Ringfort (Rath), Ballyhomin, Co. Limerick
Co. Limerick |
Ringforts
A ringfort in County Limerick sits partly defined by ancient earthwork and partly by a dry-stone field wall that farmers built along the eastern edge of a local avenue, the old boundary folded so seamlessly into the working landscape that the two are now almost inseparable.
This is not unusual in Ireland, where ringforts, known in Irish as raths, were enclosed farmsteads typically built between the early medieval period and around the twelfth century, their circular banks marking the domestic territory of a single family or small community. What makes the one at Ballyhomin quietly interesting is how its defences have been absorbed and continued by later hands, the original enclosure completed, in effect, by a completely different construction tradition.

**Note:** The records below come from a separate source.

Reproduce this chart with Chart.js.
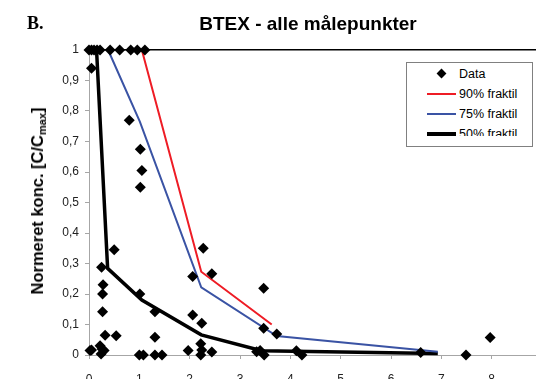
<!DOCTYPE html>
<html>
<head>
<meta charset="utf-8">
<script src="https://cdn.jsdelivr.net/npm/chart.js@4/dist/chart.umd.min.js"></script>
<style>
  html, body { margin: 0; padding: 0; overflow: hidden; background: #fff; }
  body { width: 536px; height: 379px; position: relative; font-family: 'Liberation Sans', Arial, sans-serif; }
  #wrap { position: absolute; left: 0; top: 0; width: 560px; height: 400px; }
  .lbl { position: absolute; white-space: nowrap; color: #000; }
  #panel { left: 27px; top: 13px; font: bold 18px 'Liberation Serif', 'Times New Roman', serif; }
  #title { left: 308px; top: 24px; transform: translate(-50%, -50%); font: bold 19px 'Liberation Sans', Arial, sans-serif; }
  #ytitle { left: 38px; top: 201px; transform: translate(-50%, -50%) rotate(-90deg); font: bold 16.5px 'Liberation Sans', Arial, sans-serif; }
  #ytitle sub { font-size: 11px; vertical-align: -3px; }
  #legend { position: absolute; left: 406px; top: 62px; width: 125px; height: 83px; border: 1px solid #808080; background: #fff; }
  #legend .clip { position: absolute; left: 0; top: 0; width: 125px; height: 73px; overflow: hidden; }
  .row { position: absolute; left: 0; height: 16px; width: 125px; }
  .row span { position: absolute; left: 52px; top: 0; font: 12.5px 'Liberation Sans', Arial, sans-serif; line-height: 16px; }
  .row i { position: absolute; left: 20px; width: 29px; }
  .row b { position: absolute; left: 31px; top: 4px; width: 7px; height: 7px; background: #000; transform: rotate(45deg); }
</style>
</head>
<body>
<div id="wrap"><canvas id="chart" width="560" height="400"></canvas></div>
<div class="lbl" id="panel">B.</div>
<div class="lbl" id="title">BTEX - alle målepunkter</div>
<div class="lbl" id="ytitle">Normeret konc. [C/C<sub>max</sub>]</div>
<div id="legend"><div class="clip">
  <div class="row" style="top:3px"><b></b><span>Data</span></div>
  <div class="row" style="top:23px"><i style="top:7px;height:2px;background:#ee1c25"></i><span>90% fraktil</span></div>
  <div class="row" style="top:43px"><i style="top:7px;height:2px;background:#3a53a4"></i><span>75% fraktil</span></div>
  <div class="row" style="top:63px"><i style="top:6px;height:4px;background:#000"></i><span>50% fraktil</span></div>
</div></div>
<script>
// measured points (x, normalised concentration)
const dataX = [0.00, 0.05, 0.10, 0.16, 0.22, 0.42, 0.61, 0.83, 0.96, 1.11,
  0.05, 0.80, 1.02, 1.05, 1.02, 0.50, 0.25, 0.28, 0.27, 0.27,
  0.32, 0.54, 0.02, 0.05, 0.22, 0.26, 0.24, 0.30, 1.01, 1.31,
  1.31, 1.00, 1.08, 1.31, 1.45, 1.97, 2.06, 2.06, 2.24, 2.27,
  2.44, 2.22, 2.24, 2.22, 2.44, 3.47, 3.47, 3.73, 3.33, 3.40,
  3.48, 4.12, 4.23, 6.59, 7.49, 7.97];
const dataY = [1.00, 1.00, 1.00, 1.00, 1.00, 1.00, 1.00, 1.00, 1.00, 1.00,
  0.94, 0.77, 0.675, 0.605, 0.55, 0.345, 0.288, 0.23, 0.20, 0.142,
  0.065, 0.063, 0.015, 0.016, 0.03, 0.02, 0.003, 0.015, 0.20, 0.142,
  0.058, 0.0, 0.0, 0.0, 0.0, 0.015, 0.257, 0.131, 0.104, 0.35,
  0.266, 0.037, 0.016, 0.0, 0.010, 0.219, 0.088, 0.069, 0.011, 0.015,
  0.0, 0.014, 0.0, 0.008, 0.0, 0.057];

// fractile curves
const p90X = [1.05, 2.23, 3.63];
const p90Y = [1.00, 0.273, 0.10];
const p75X = [0.38, 1.01, 2.23, 3.73, 6.93];
const p75Y = [1.00, 0.765, 0.222, 0.062, 0.011];
const p50X = [0.15, 0.37, 1.05, 2.23, 3.43, 6.93];
const p50Y = [1.00, 0.284, 0.18, 0.066, 0.014, 0.005];

const xTicks = [0, 1, 2, 3, 4, 5, 6, 7, 8, 9];
const yTicks = [0, 0.1, 0.2, 0.3, 0.4, 0.5, 0.6, 0.7, 0.8, 0.9, 1];

const pts = (xs, ys) => xs.map((x, i) => ({ x: x, y: ys[i] }));
const axisGrey = '#a6a6a6';

new Chart(document.getElementById('chart'), {
  type: 'scatter',
  data: {
    datasets: [
      { label: 'Data', data: pts(dataX, dataY), pointStyle: 'rectRot', pointRadius: 5.5,
        backgroundColor: '#000', borderColor: '#000', borderWidth: 0, showLine: false, clip: false },
      { label: '90% fraktil', data: pts(p90X, p90Y), showLine: true, borderColor: '#ee1c25',
        borderWidth: 2, pointRadius: 0, clip: false },
      { label: '75% fraktil', data: pts(p75X, p75Y), showLine: true, borderColor: '#3a53a4',
        borderWidth: 2, pointRadius: 0, clip: false },
      { label: '50% fraktil', data: pts(p50X, p50Y), showLine: true, borderColor: '#000',
        borderWidth: 3.5, pointRadius: 0, clip: false }
    ]
  },
  options: {
    responsive: false,
    animation: false,
    devicePixelRatio: 1,
    layout: { padding: { top: 50, right: 18, left: 0, bottom: 0 } },
    plugins: { legend: { display: false }, tooltip: { enabled: false }, title: { display: false } },
    scales: {
      x: {
        type: 'linear', min: 0, max: 9,
        afterBuildTicks: s => { s.ticks = xTicks.map(v => ({ value: v })); },
        afterFit: s => { s.height = 45; s.paddingLeft = 0; s.paddingRight = 0; },
        border: { color: axisGrey, width: 1 },
        grid: { drawOnChartArea: false, tickColor: axisGrey, tickLength: 4 },
        ticks: { color: '#222', padding: 13, font: { family: "'Liberation Sans', Arial", size: 12 } }
      },
      y: {
        type: 'linear', min: 0, max: 1,
        afterBuildTicks: s => { s.ticks = yTicks.map(v => ({ value: v })); },
        afterFit: s => { s.width = 89; },
        border: { color: axisGrey, width: 1 },
        grid: {
          color: c => (c.tick && c.tick.value === 1) ? '#000' : 'rgba(0,0,0,0)',
          lineWidth: c => (c.tick && c.tick.value === 1) ? 1.5 : 1,
          tickColor: axisGrey, tickLength: 4
        },
        ticks: {
          color: '#222', padding: 6, font: { family: "'Liberation Sans', Arial", size: 12 },
          callback: v => String(Math.round(v * 10) / 10).replace('.', ',')
        }
      }
    }
  }
});
</script>
</body>
</html>
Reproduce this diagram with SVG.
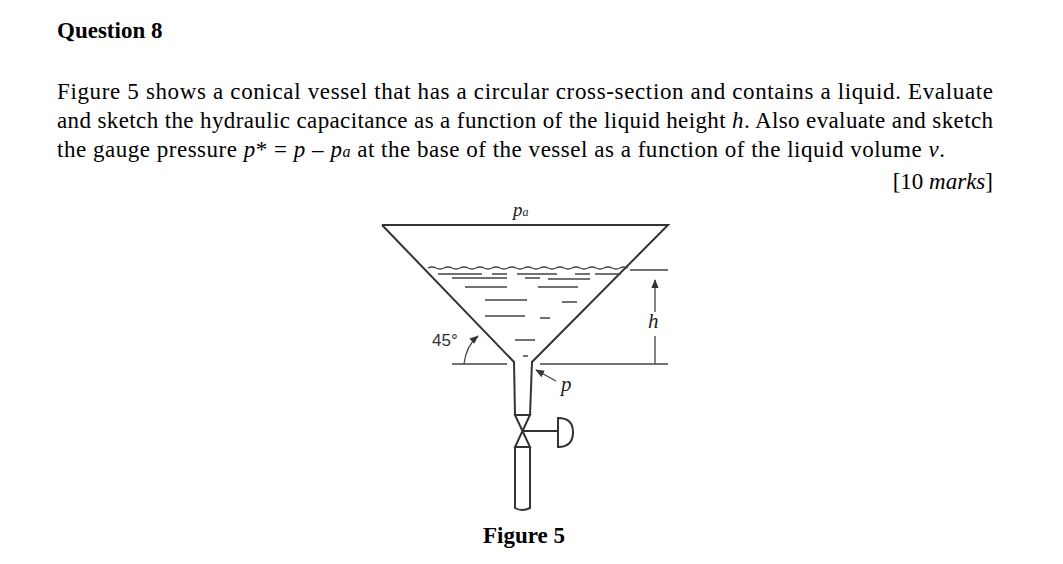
<svg xmlns="http://www.w3.org/2000/svg" width="1063" height="564" viewBox="0 0 1063 564">
<style>
.t{font-family:"Liberation Serif",serif;font-size:23px;fill:#000}
.b{font-weight:bold}
.l{fill:none;stroke:#333;stroke-width:2}
.th{fill:none;stroke:#444;stroke-width:1.3}
.i{font-family:"Liberation Serif",serif;font-style:italic;fill:#222}
</style>
<defs><marker id="a" viewBox="0 0 10 10" refX="9" refY="5" markerWidth="7" markerHeight="7" orient="auto"><path d="M0,1 L10,5 L0,9z" fill="#333"/></marker></defs>
<rect width="1063" height="564" fill="#fff"/>
<text class="t b" x="57" y="38" font-size="21">Question 8</text>
<text class="t" x="57" y="99" textLength="936" lengthAdjust="spacing">Figure 5 shows a conical vessel that has a circular cross-section and contains a liquid. Evaluate</text>
<text class="t" x="57" y="128" textLength="936" lengthAdjust="spacing">and sketch the hydraulic capacitance as a function of the liquid height <tspan font-style="italic">h</tspan>. Also evaluate and sketch</text>
<text class="t" x="57" y="157" textLength="888" lengthAdjust="spacing">the gauge pressure <tspan font-style="italic">p</tspan>* = <tspan font-style="italic">p</tspan> – <tspan font-style="italic">p<tspan font-size="16">a</tspan></tspan> at the base of the vessel as a function of the liquid volume <tspan font-style="italic">v</tspan>.</text>
<text class="t" x="993" y="189" text-anchor="end">[10 <tspan font-style="italic">marks</tspan>]</text>
<g id="vessel">
<path class="l" d="M382,225 L668,225 L532,362 L530,415 M382,225 L514,362 L515,415"/>
<path class="l" d="M515,415 L530,415 L515,447 L530,447 Z"/>
<path class="l" d="M515,447 L515,508 Q522,512 530,508 L530,447"/>
<path class="l" d="M523,431 L558,431 M558,418 Q573,418 573,432 Q573,447 558,447 Z"/>
</g>
<g id="liquid">
<path class="th" d="M428,268 q4,-2 8,0 t8,0 t8,0 t8,0 t8,0 t8,0 t8,0 t8,0 t8,0 t8,0 t8,0 t8,0 t8,0 t8,0 t8,0 t8,0 t8,0 t8,0 t8,0 t8,0 t8,0 t8,0 t8,0 t8,0 t8,0"/>
<path class="th" d="M438,274h44 M492,274h15 M517,274h40 M575,274h15 M595,274h26 M452,278h55 M525,278h15 M548,279h42 M465,287h42 M538,287h40 M485,300h42 M562,302h15 M485,316h40 M540,318h10 M515,340h20 M523,356h5"/>
</g>
<g id="labels">
<text class="i" x="513" y="216" font-size="19">p<tspan font-size="12">a</tspan></text>
<text class="i" x="648" y="328" font-size="21">h</text>
<text class="i" x="561" y="391" font-size="21">p</text>
<text x="432" y="346" font-family="Liberation Sans,sans-serif" font-size="17" fill="#333">45°</text>
<text class="t b" x="483" y="543" font-size="21">Figure 5</text>
</g>
<g id="connectors">
<path class="th" d="M630,270H668 M452,364H507 M540,364H668 M655,364V336"/>
<path class="th" d="M655,312V280" marker-end="url(#a)"/>
<path class="th" d="M464,364 Q466,346 478,336" marker-end="url(#a)"/>
<path class="th" d="M556,381 L536,370" marker-end="url(#a)"/>
</g>
</svg>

The site sits on a south-facing slope in an area where limestone breaks through the surface, and its roughly circular interior measures approximately 38 metres north to south and 41 metres east to west. The enclosing bank is an earth-and-stone construction, rising to around half a metre on the interior and just under a metre on the exterior, which is a relatively modest profile. Along the northern to south-southwest arc it functions as expected, but between the northeast and north it becomes more scarp-like, where the natural slope of the ground has likely shaped how the earthwork was formed or has since eroded. The best-preserved section runs from the east-northeast around to the south-southwest, where the bank remains flat-topped and around three metres wide. On the eastern side, a dry-stone field wall, standing slightly taller than the bank itself, takes over the enclosing role, running along the edge of what appears to be a local avenue or lane. The interior slopes downward toward the east and is uneven, broken up by protruding limestone outcrops that would have made the ground awkward for any structure built directly on the rock.
The site is in pasture, so access depends on the usual courtesies of approaching farmland, and the ground underfoot is likely rough and uneven owing to those limestone outcrops. The survey notes, compiled by Denis Power and uploaded in August 2011, record a newly erected ESB electricity pole in the southeast quadrant of the interior, a reminder that these sites remain embedded in functioning agricultural land rather than preserved in any formal sense. Visitors looking carefully will be able to distinguish the older earthen bank from the later dry-stone wall by the difference in their materials and construction, though the two now read as a single enclosure from a distance.